Tiny House on a Trailer less than 100 SF

The white walls and windows make up the bright interior while the wood counters, flooring and ceilings give you a natural feel.

The house is highly insulated and weather tight so that you can use it throughout all four seasons.

Tiny House on a Trailer less than 100 SF

Did you notice the window on the ceiling in the photo above? Recycled or reclaimed materials were used for the windows, flooring and insulation.

Tiny House on a Trailer less than 100 SF

I like the kitchen’s classic styling and the relatively large windows throughout add a nice touch and help make the home feel spacious.

Tiny House on a Trailer less than 100 SF

The kitchen appliances are small which is really convenient in such a small space. If you want to browse through available compact appliances you can order, click here.

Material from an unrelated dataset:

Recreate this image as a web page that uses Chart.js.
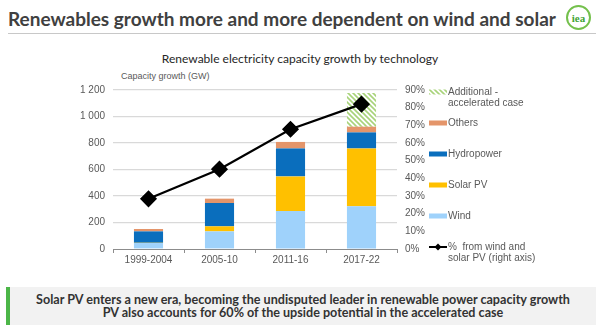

Tiny House on a Trailer less than 100 SF

The house is ready to be hooked up to water, sewer, propane and electricity.

Tiny House on a Trailer less than 100 SF

In the photo below you can actually see the storage cabinets in the kitchen.

Tiny House on a Trailer less than 100 SF

If you were wondering what that was to the right, here it is below.

Tiny house less than 100 SF

There’s a sit down area with the pillows, the ladder storage to get into the sleeping loft, and the entrance to the tiny bathroom.

Finally, let’s head upstairs to the sleeping loft for a nap.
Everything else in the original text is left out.